Les éruptions du volcan islandais Eyjafjöll, inactif depuis 200 ans, au printemps dernier n'étaient sans doute pas prévisibles, mais le géant de feu et de glace avait donné des signes de réveil plusieurs mois auparavant, selon une étude publiée mercredi.



«Les éruptions ont été précédées de plusieurs mois d'agitation, quand le magma bougeait profondément dans la tuyauterie sous la surface, faisant du bruit sous forme de séismes», résume le Pr Kurt Feigl, de l'Université du Wisconsin à Madison (États-Unis).

Dès la fin de l'été 2009, une station GPS sur le flanc du volcan avait enregistré une légère variation, mettant la puce à l'oreille de Freysteinn Sigmundsson et de son équipe de chercheurs islandais à l'origine de cette étude internationale.

En janvier 2010, la vitesse de déformation de l'Eyjafjöll et le nombre de séismes ont commencé à augmenter, incitant les géologues scandinaves à placer davantage de capteurs GPS près de la montagne.

Durant les onze semaines qui ont précédé la première éruption, le 20 mars, les flancs du volcan se sont dilatés de plus de 15 centimètres sous la pression du magma remontant vers la surface depuis les profondeurs de la terre (plusieurs kilomètres) pour s'accumuler dans des cavités situées dans la montagne.

Une pression telle qu'elle a fini par ouvrir une fissure dans le flanc du volcan, laissant échapper quelque 13 m3 de lave chaque seconde durant plus de vingt jours, jusqu'au 12 avril.

Après deux journées de repos, l'Eyjafjöll avait connu une seconde éruption, plus violente. Cette fois, la lave s'était frayé un chemin à travers la glace jusqu'au sommet du volcan et avait provoqué une réaction explosive, la lave vaporisant instantanément l'eau et libérant les gaz contenus dans le magma.

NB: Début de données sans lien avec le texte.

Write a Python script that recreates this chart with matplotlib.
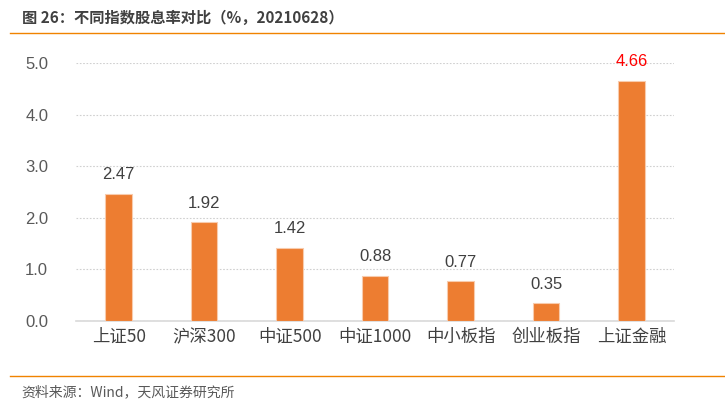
import matplotlib.pyplot as plt
from matplotlib.lines import Line2D

# Daten
categories = ["上证50", "沪深300", "中证500", "中证1000", "中小板指", "创业板指", "上证金融"]
values = [2.47, 1.92, 1.42, 0.88, 0.77, 0.35, 4.66]
label_colors = ['#404040'] * 6 + ['#FF0000']
yticks = [0.0, 1.0, 2.0, 3.0, 4.0, 5.0]

plt.rcParams['font.family'] = ['Liberation Sans', 'Noto Sans CJK SC', 'DejaVu Sans']

fig = plt.figure(figsize=(7.25, 4.09), dpi=100)
ax = fig.add_axes([0.1048, 0.2152, 0.8255, 0.6308])

x = range(len(categories))
ax.bar(x, values, width=0.31, color='#ED7D31', edgecolor='#F8CBAD', linewidth=0.8, zorder=3)

for xi, v, c in zip(x, values, label_colors):
    ax.text(xi, v + 0.22, f"{v:.2f}", ha='center', va='bottom', fontsize=12,
            color=c, clip_on=False)

ax.set_xlim(-0.5, len(categories) - 0.5)
ax.set_ylim(0, 5)
ax.set_yticks(yticks)
ax.set_yticklabels([f"{t:.1f}" for t in yticks], fontsize=12, color='#595959')
ax.set_xticks(list(x))
ax.set_xticklabels(categories, fontsize=12.5, color='#404040', family=['Noto Sans CJK SC'])
ax.tick_params(axis='both', length=0)
ax.tick_params(axis='y', pad=20)
ax.tick_params(axis='x', pad=5)

ax.grid(axis='y', color='#D0D0D0', linestyle=(0, (1.5, 1.5)), linewidth=0.8, zorder=0)
for s in ['top', 'right', 'left']:
    ax.spines[s].set_visible(False)
ax.spines['bottom'].set_color('#D9D9D9')
ax.spines['bottom'].set_linewidth(1.2)

# Titel und Quelle
fig.text(0.03, 0.955, "图 26：不同指数股息率对比（%，20210628）", fontsize=11,
         fontweight='bold', color='#404040', va='center', family=['Noto Sans CJK SC'])
fig.add_artist(Line2D([0.014, 1.0], [0.919, 0.919], color='#F08300', linewidth=1.0))
fig.add_artist(Line2D([0.014, 1.0], [0.081, 0.081], color='#F08300', linewidth=1.0))
fig.text(0.03, 0.04, "资料来源：Wind，天风证券研究所", fontsize=10, color='#595959',
         va='center', family=['Noto Sans CJK SC'])

fig.savefig("out.png", dpi=100)
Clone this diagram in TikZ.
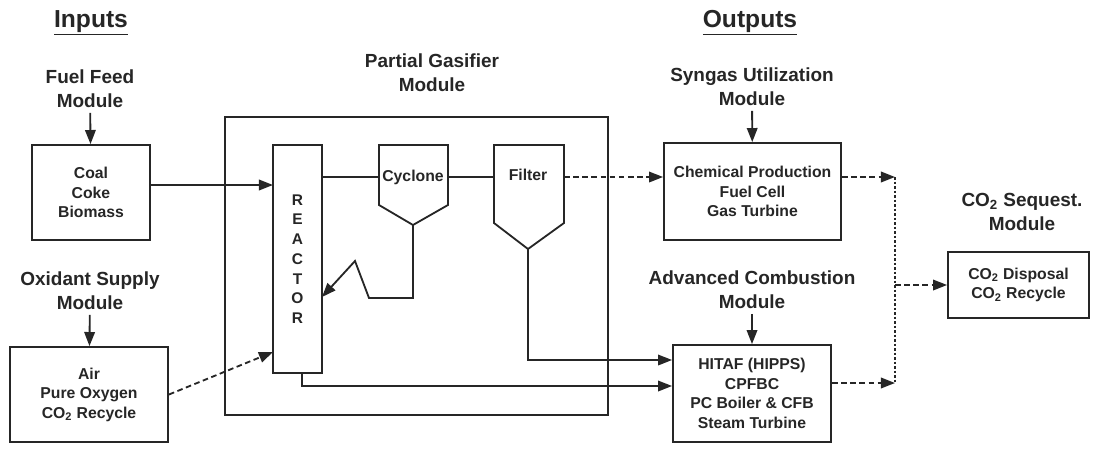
\documentclass[tikz,border=0pt]{standalone}
\usepackage{fontspec}
\setmainfont{Liberation Sans}
\usetikzlibrary{arrows.meta}

\newcommand{\unitfont}{\fontsize{11.2}{13.9}\selectfont\bfseries}
\newcommand{\modfont}{\fontsize{13.5}{17}\selectfont\bfseries}
\newcommand{\headfont}{\fontsize{17.5}{20}\selectfont\bfseries}

\tikzset{
  unit/.style={draw=black!85, line width=1.3pt, align=center, inner sep=2pt, font=\unitfont, text=black!85},
  modlabel/.style={align=center, font=\modfont, text=black!85},
  headline/.style={font=\headfont, text=black!85},
  pipe/.style={draw=black!85, line width=1.3pt},
  flow/.style={pipe, -{Triangle[length=10pt,width=7.5pt]}},
  gasflow/.style={flow, dash pattern=on 4pt off 2.5pt},
}

\begin{document}
\begin{tikzpicture}[x=0.025cm, y=-0.025cm]
  \useasboundingbox (0,0) rectangle (1094,456);
  % headings
  \node[headline] (inputs) at (91,23) {\underline{Inputs}};
  \node[headline] (outputs) at (750,23) {\underline{Outputs}};
  % input modules
  \node[modlabel] (fuelmod) at (90,89) {Fuel Feed\\Module};
  \node[unit, minimum width=2.95cm, minimum height=2.375cm] (coal) at (91,192.5) {Coal\\Coke\\Biomass};
  \node[modlabel] (oxmod) at (90,291) {Oxidant Supply\\Module};
  \node[unit, minimum width=3.95cm, minimum height=2.375cm] (air) at (89,394.5) {Air\\Pure Oxygen\\CO\textsubscript{2} Recycle};
  \draw[flow] (fuelmod) -- (coal);
  \draw[flow] (oxmod) -- (air);
  % partial gasifier module
  \node[modlabel] (gasmod) at (432,73) {Partial Gasifier\\Module};
  \node[unit, minimum width=9.575cm, minimum height=7.45cm] (gasifier) at (416.5,266) {};
  \node[unit, minimum width=1.225cm, minimum height=5.7cm, font=\fontsize{11}{14}\selectfont\bfseries] (reactor) at (297.5,259) {R\\E\\A\\C\\T\\O\\R};
  % cyclone
  \draw[pipe] (379,145) -- (448,145) -- (448,205) -- (413,225) -- (379,205) -- cycle;
  \node[font=\unitfont, text=black!85, inner sep=0pt] (cyclone) at (413,177) {Cyclone};
  \coordinate (cycin) at (379,177);
  \coordinate (cycout) at (448,177);
  \coordinate (cycbot) at (413,225);
  % filter
  \draw[pipe] (494,145) -- (564,145) -- (564,223) -- (528,249) -- (494,223) -- cycle;
  \node[font=\unitfont, text=black!85] (filter) at (528,175) {Filter};
  \coordinate (filin) at (494,177);
  \coordinate (filout) at (564,177);
  \coordinate (filbot) at (528,249);
  % feeds into the reactor
  \coordinate (feedin) at (273,185);
  \coordinate (oxin) at (273,352);
  \coordinate (recyc) at (322,297);
  \coordinate (rbot) at (302,373);
  \draw[flow] (coal.east |- feedin) -- (feedin);
  \draw[gasflow] (air.east) -- (oxin);
  \draw[pipe] (reactor.east |- cycin) -- (cycin);
  \draw[pipe] (cycout) -- (filin);
  \draw[flow] (cycbot) -- (413,298) -- (369,298) -- (355,261) -- (recyc);
  % output modules
  \node[modlabel] (synmod) at (752,87) {Syngas Utilization\\Module};
  \node[unit, minimum width=4.425cm, minimum height=2.425cm] (chem) at (752.5,191.5) {Chemical Production\\Fuel Cell\\Gas Turbine};
  \node[modlabel] (advmod) at (752,290) {Advanced Combustion\\Module};
  \node[unit, minimum width=3.95cm, minimum height=2.425cm] (adv) at (752,393.5) {HITAF (HIPPS)\\CPFBC\\PC Boiler \& CFB\\Steam Turbine};
  \node[modlabel] (seqmod) at (1022,212) {CO\textsubscript{2} Sequest.\\Module};
  \node[unit, minimum width=3.525cm, minimum height=1.65cm] (seq) at (1018.5,285) {CO\textsubscript{2} Disposal\\CO\textsubscript{2} Recycle};
  \draw[flow] (synmod) -- (chem);
  \draw[flow] (advmod) -- (adv);
  % gasifier outlets
  \coordinate (advin1) at (adv.west |- 0,360);
  \coordinate (advin2) at (adv.west |- 0,386);
  \draw[gasflow] (filout) -- (chem.west |- filout);
  \draw[flow] (filbot) |- (advin1);
  \draw[flow] (rbot) |- (advin2);
  % collector to sequestration
  \coordinate (col1) at (895,177);
  \coordinate (col2) at (895,383);
  \draw[gasflow] (chem.east |- col1) -- (col1);
  \draw[gasflow] (adv.east |- col2) -- (col2);
  \draw[pipe, dash pattern=on 2pt off 1.2pt] (col1) -- (col2);
  \draw[gasflow] (col1 |- seq.west) -- (seq.west);
\end{tikzpicture}
\end{document}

Il en a résulté le fameux nuage de cendres, projeté entre 6 et 9 km de hauteur et qui a provoqué une perturbation sans précédent du trafic aérien en Europe, avec 100.000 vols annulés et huit millions de passagers bloqués la semaine suivant cette éruption du 14 avril.

«Nous sommes encore en train d'essayer de comprendre ce qui réveille un volcan» mais «si vous observez un volcan durant quelques décennies, vous pouvez savoir quand il commence à s'agiter», en conclut le Pr Feigl.

L'étude, qui fait la Une de la revue britannique Nature, estime que les mêmes processus pourraient être à l'oeuvre dans le réveil d'autres volcans «modérément actifs» comme l'Eyjafjöll et que les signes avant-coureurs d'une éruption pourraient aussi être repérés par des relevés GPS et images satellitaires.

Les précédentes éruptions de ce volcan islandais sont espacées de plusieurs siècles: 920, 1612 ou 1613 et 1821-1823.

«Il nous reste encore beaucoup de chemin à parcourir pour prédire les éruptions, mais si nous arrivons à visualiser la progression du magma à l'intérieur du volcan, alors nous améliorerons notre compréhension des mécanismes qui sont à l'oeuvre dans l'activité volcanique», souligne Kurt Feigl.